Выбрать главу

Когда Дарья обнаружила это, она была полностью захвачена платонизмом, и во многом подвигла на углубленное изучение платонизма родных и близких ей людей — естественно, философов.

Кроме того, Дарья заметила удивительную близость Платона и особенно неоплатоников с европейскими традиционалистами, обнаружив полное единство онтологий: у традиционалистов — описанной приблизительно и полемически противопоставленной фрагментарным и искаженным онтологиям Модерна, а у платоников — предельно развитой, детализированной (не меньше, чем в индуистской Адвайта-веданте) и изложенной развернуто и полноценно. Тем самым она открыла возможность существенно расширить язык традиционализма, поскольку, приняв платонизм за совершенно корректную версию традиционной метафизики, мы получаем возможность полностью включить его в контекст традиционалистской философии. А для тех, кто понимает значение языка, это просто невероятное по своей значимости открытие.

В свернутом виде все эти соображения содержатся в книге «Эсхатологический оптимизм», где платонизму посвящен целый раздел, отсылки к которому возникают у Дарьи в самых разных текстах и выступлениях.

При этом в Дарье гармонично и тонко сочетались родное православие, традиционализм и платонизм, не вступая друг с другом в противоречия и коллизии, но укрепляя и поддерживая то, что является для них парадигмально общим. Даже Юлиана Отступника Дарья трактует в контексте не столько политеистической реставрации, сколько в духе политического платонизма и метафизики Империи, которая являлась основанием катехонической миссии Императора в сугубо христианском понимании. Это — смелый ход, но он обоснован у нее всей структурой ее философского мировоззрения. Речь идет не о попытке ревизии православной традиции, которая для Дарьи была, и до конца оставалась, высшей и единственной истиной, но о фиксации внимания на парадигмальном сходстве структур. А это совсем иное дело.

«Бедненький субъект»

Большое внимание Дарья Дугина уделяла проблеме субъекта. Еще в ранней юности совсем наивно, но удивительно точно, она заметила, что в русской культуре, в нашем обществе, в народе преобладает слабый субъект. Она называла его «бедным субъектом» или даже «бедненьким субъектом», и мы, честно говоря, подтрунивали над ней. Мол, при всей правильности этой констатации, долго на ней задерживаться не стоит, надо идти дальше. Но Дарью это завораживало, и она обращалась к этой формуле снова и снова. По-женски ей было жалко русского «бедненького субъекта», нежного, беспомощного, неуклюжего, но такого родного, любимого. Дарья умела сострадать, болеть болью другого человека. И даже если вблизи не было того, кто заслуживал попечения и сострадания, она выдумывала его. Концепт «бедного субъекта» стал выражением ее глубокого душевного чувства. Она жалела не человека, не существо, а именно концепт, идею. Это была глубинная, духовная, философская жалость.

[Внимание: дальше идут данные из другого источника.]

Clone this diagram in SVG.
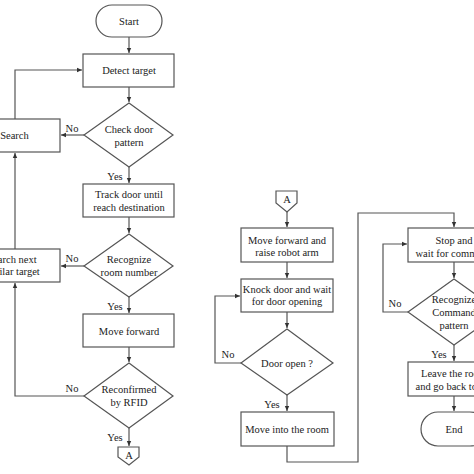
<svg xmlns="http://www.w3.org/2000/svg" width="474" height="474" viewBox="0 0 474 474">
<defs>
<marker id="ah" markerWidth="6" markerHeight="6" refX="5" refY="3" orient="auto" markerUnits="userSpaceOnUse">
<path d="M0,0.8 L5,3 L0,5.2 Z" fill="#333"/>
</marker>
<style>
.s{fill:#fff;stroke:#555;stroke-width:1.2}
.c{fill:none;stroke:#555;stroke-width:1.2}
text{font-family:"Liberation Serif","Times New Roman",serif;font-size:10.5px;fill:#222;text-anchor:middle;dominant-baseline:central}
</style>
</defs>
<rect width="474" height="474" fill="#fff"/>
<g id="connectors">
<path class="c" d="M129,37 V53" marker-end="url(#ah)"/>
<path class="c" d="M129,87 V102" marker-end="url(#ah)"/>
<path class="c" d="M84,135 H61" marker-end="url(#ah)"/>
<path class="c" d="M129,167 V183" marker-end="url(#ah)"/>
<path class="c" d="M129,217 V233" marker-end="url(#ah)"/>
<path class="c" d="M84,266 H61" marker-end="url(#ah)"/>
<path class="c" d="M129,297 V313" marker-end="url(#ah)"/>
<path class="c" d="M129,347 V362" marker-end="url(#ah)"/>
<path class="c" d="M84,396 H15 V283" marker-end="url(#ah)"/>
<path class="c" d="M15,249 V153" marker-end="url(#ah)"/>
<path class="c" d="M15,119 V70 H82" marker-end="url(#ah)"/>
<path class="c" d="M129,428 V446" marker-end="url(#ah)"/>
<path class="c" d="M287,212 V227" marker-end="url(#ah)"/>
<path class="c" d="M287,262 V278" marker-end="url(#ah)"/>
<path class="c" d="M287,312 V328" marker-end="url(#ah)"/>
<path class="c" d="M241,363 H215 V296 H240" marker-end="url(#ah)"/>
<path class="c" d="M287,395 V411" marker-end="url(#ah)"/>
<path class="c" d="M287,446 V462 H358 V213 H454 V227" marker-end="url(#ah)"/>
<path class="c" d="M454,262 V278" marker-end="url(#ah)"/>
<path class="c" d="M408,312 H383 V244 H407" marker-end="url(#ah)"/>
<path class="c" d="M454,345 V361" marker-end="url(#ah)"/>
<path class="c" d="M454,396 V411" marker-end="url(#ah)"/>
<text x="72" y="128">No</text>
<text x="115" y="176">Yes</text>
<text x="72" y="258">No</text>
<text x="115" y="306">Yes</text>
<text x="72" y="388">No</text>
<text x="115" y="437">Yes</text>
<text x="228" y="354">No</text>
<text x="272" y="404">Yes</text>
<text x="395" y="303">No</text>
<text x="439" y="354">Yes</text>
</g>
<g id="start"><rect class="s" x="96" y="5" width="66" height="32" rx="16"/><text x="129" y="21">Start</text></g>
<g id="detect"><rect class="s" x="83" y="54" width="91" height="33"/><text x="129" y="70">Detect target</text></g>
<g id="checkdoor"><polygon class="s" points="129,103 173,135 129,167 84,135"/><text x="129" y="129">Check door</text><text x="129" y="142">pattern</text></g>
<g id="search"><rect class="s" x="-31" y="119" width="91" height="33"/><text x="14.5" y="135">Search</text></g>
<g id="track"><rect class="s" x="83" y="184" width="91" height="33"/><text x="129" y="194">Track door until</text><text x="129" y="207">reach destination</text></g>
<g id="recroom"><polygon class="s" points="129,234 173,266 129,297 84,266"/><text x="129" y="259">Recognize</text><text x="129" y="272">room number</text></g>
<g id="searchnext"><rect class="s" x="-31" y="249" width="91" height="33"/><text x="12" y="259">Search next</text><text x="12" y="271">similar target</text></g>
<g id="moveforward"><rect class="s" x="83" y="314" width="91" height="33"/><text x="129" y="331">Move forward</text></g>
<g id="rfid"><polygon class="s" points="129,363 173,396 129,428 84,396"/><text x="129" y="389">Reconfirmed</text><text x="129" y="402">by RFID</text></g>
<g id="connA1"><polygon class="s" points="118,447 139,447 139,457 129,465 118,457"/><text x="129" y="455">A</text></g>
<g id="connA2"><polygon class="s" points="276,191 297,191 297,203 287,212 276,203"/><text x="287" y="199">A</text></g>
<g id="raisearm"><rect class="s" x="241" y="228" width="92" height="34"/><text x="287" y="240">Move forward and</text><text x="287" y="252">raise robot arm</text></g>
<g id="knock"><rect class="s" x="241" y="279" width="92" height="33"/><text x="287" y="289">Knock door and wait</text><text x="287" y="301">for door opening</text></g>
<g id="dooropen"><polygon class="s" points="287,329 333,363 287,395 241,363"/><text x="287" y="363">Door open ?</text></g>
<g id="moveinto"><rect class="s" x="241" y="412" width="93" height="34"/><text x="287" y="429">Move into the room</text></g>
<g id="stop"><rect class="s" x="408" y="228" width="92" height="34"/><text x="454" y="240">Stop and</text><text x="454" y="253">wait for command</text></g>
<g id="reccmd"><polygon class="s" points="454,279 500,312 454,345 408,312"/><text x="454" y="299">Recognize</text><text x="454" y="312">Command</text><text x="454" y="325">pattern</text></g>
<g id="leave"><rect class="s" x="408" y="362" width="92" height="34"/><text x="454" y="373">Leave the room</text><text x="454" y="386">and go back to lab</text></g>
<g id="end"><rect class="s" x="421" y="412" width="66" height="34" rx="17"/><text x="454" y="429">End</text></g>
</svg>
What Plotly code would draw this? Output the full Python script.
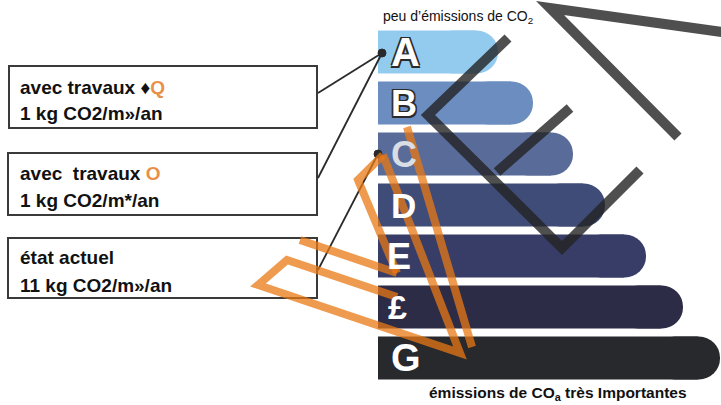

Во многом именно этот концепт и обусловил ее собственный путь. С одной стороны, она чувствовала, что именно в «бедном субъекте» лежит какая-то трудно формулируемая правда, какое-то спрятанное откровение, какая-то трудная, трагическая, болезненная истина. Ей был пронзительно понятны герои Пушкина — особенно такие, как Самсон Вырин из «Станционного смотрителя» или Евгений из «Медного всадника», обезумевший Акакий Акакиевич из гоголевской «Шинели» или пьяненький Мармеладов из «Преступления и наказания». И за этой ничтожностью, стертой банальностью простых слабых и совершенно не способных защитить самих себя русских людей она угадывала скрытое величие, героическую верность какой-то глубинной, не проговариваемой истине — тайное русское послание миру. Да, они слабы, ничтожны и безумны, но что-то в них есть еще. И это «что-то еще» звучит пронзительно и резко для тех, чей слух настроен на русскую волну. Дарья «бедного субъекта» любила — так, как может любить только женщина, в своей необъятной, безмерной жалеющей нежности, в бесконечности своего сострадания, в своей жертвенности, в своем чисто женском недоступном другому полу величии.